The hyper-fluid tailoring of Zegna's SS23 collection When technique and art meet like man and nature
Yesterday, in Trivero's Oasi Zegna, and to be more specific on the rooftops of the historic Lanificio Zegna in the green mountains of Piedmont, Zegna's SS23 show was held - the "out of doors" closing of Milan Fashion Week and a decisive turning point for the language that Alessandro Sartori, Gildo Zegna and their team have created for the 100-year-old brand. «All of our values start and end there», said Gildo Zegna during Sunday's press preview, expressing his intention to create a show that would concretize the brand's philosophy in every aspect. Indeed, the collection was intended to have, on the level of design as much as on the level of technique as on the level of pure event, the tone of a decisive change as well as a compromise that brings together both the more traditional soul of the brand and the more modern and innovative one.
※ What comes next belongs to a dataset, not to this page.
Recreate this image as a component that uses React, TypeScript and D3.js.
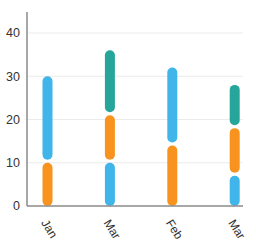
import React from "react";
import * as d3 from "d3";

const categories = ["Jan", "Mar", "Feb", "Mar"];
// stacked segments per category, bottom to top: [series, value]
const colors: Record<string, string> = { blue: "#3FB5EA", orange: "#F7931E", teal: "#26A69A" };
const stacks: [string, number][][] = [
  [["orange", 10], ["blue", 20]],
  [["blue", 10], ["orange", 11], ["teal", 15]],
  [["orange", 14], ["blue", 18]],
  [["blue", 7], ["orange", 11], ["teal", 10]],
];
const yTicks = [0, 10, 20, 30, 40];

export default function App() {
  const W = 256, H = 250;
  const axisX = 27, axisTop = 12, gridRight = 243;
  const y = d3.scaleLinear().domain([0, 40]).range([206, 33]);
  const x = d3.scalePoint<string>().domain(categories.map((_, i) => String(i))).range([47.5, 234.7]);
  const barW = 10, gap = 3;
  const font = "'Liberation Sans', Arial, sans-serif";

  const segs: { key: string; cx: number; top: number; bottom: number; color: string }[] = [];
  stacks.forEach((st, i) => {
    let acc = 0;
    st.forEach(([s, v], j) => {
      const start = acc, end = acc + v;
      acc = end;
      const bottom = start > 0 ? y(start) - gap : y(start);
      segs.push({ key: `${i}-${j}`, cx: x(String(i))!, top: y(end), bottom, color: colors[s] });
    });
  });

  return (
    <svg width={W} height={H} style={{ position: "absolute", left: 0, top: 0 }} fontFamily={font}>
      {yTicks.map((t) => (
        <g key={t}>
          {t > 0 && <line x1={axisX} x2={gridRight} y1={y(t)} y2={y(t)} stroke="#ebebeb" strokeWidth={1} />}
          <text x={20} y={y(t)} dy="0.35em" textAnchor="end" fontSize={12.5} fill="#333">{t}</text>
        </g>
      ))}
      {segs.map((s) => (
        <rect key={s.key} x={s.cx - barW / 2} y={s.top} width={barW} height={Math.max(0, s.bottom - s.top)} rx={barW / 2} ry={barW / 2} fill={s.color} />
      ))}
      <line x1={axisX} x2={axisX} y1={axisTop} y2={y(0)} stroke="#8a8a8a" strokeWidth={1.5} />
      <line x1={axisX} x2={gridRight} y1={y(0)} y2={y(0)} stroke="#8a8a8a" strokeWidth={1.5} />
      {categories.map((c, i) => (
        <text key={i} transform={`translate(${x(String(i))! - 4},${221}) rotate(58)`} fontSize={12} fill="#333" textAnchor="start" dominantBaseline="middle">{c}</text>
      ))}
    </svg>
  );
}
Innovations have come on the level of sustainable design, material tracking, and the genderlessness of some garments designed to fit a woman's body by size alone. These, of course, are benchmarks that most fashion brands set for themselves - the uniqueness of Zegna lies in its ability to turn these parameters not into boundaries to adapt to but into starting points for making its designs more efficient and sophisticated.
Beyond the message and values of the brand in this new phase of its life (the IPO was last December and has greatly expanded the company's strength) and beyond the values communicated through this collection and previous ones, the most interesting operation here concerns the proposition Zegna makes about the nature of luxury. The technical silk jacket that does not wrinkle, say, is a luxury product not only because of the quality of construction and materials, but because of the irreplicable characteristics of the fabric itself. Sophistication, in other words, is not only about the outward aspects of a certain product but about the very material of which that product is made. It is sophistication on all levels, from the visual and tactile to the molecular, as exaggerated as that term sounds - and it is also a sophistication linked to a long heritage. If the future of luxury is unknown, yesterday Alessandro Sartori gave us a first and very important glimpse of it.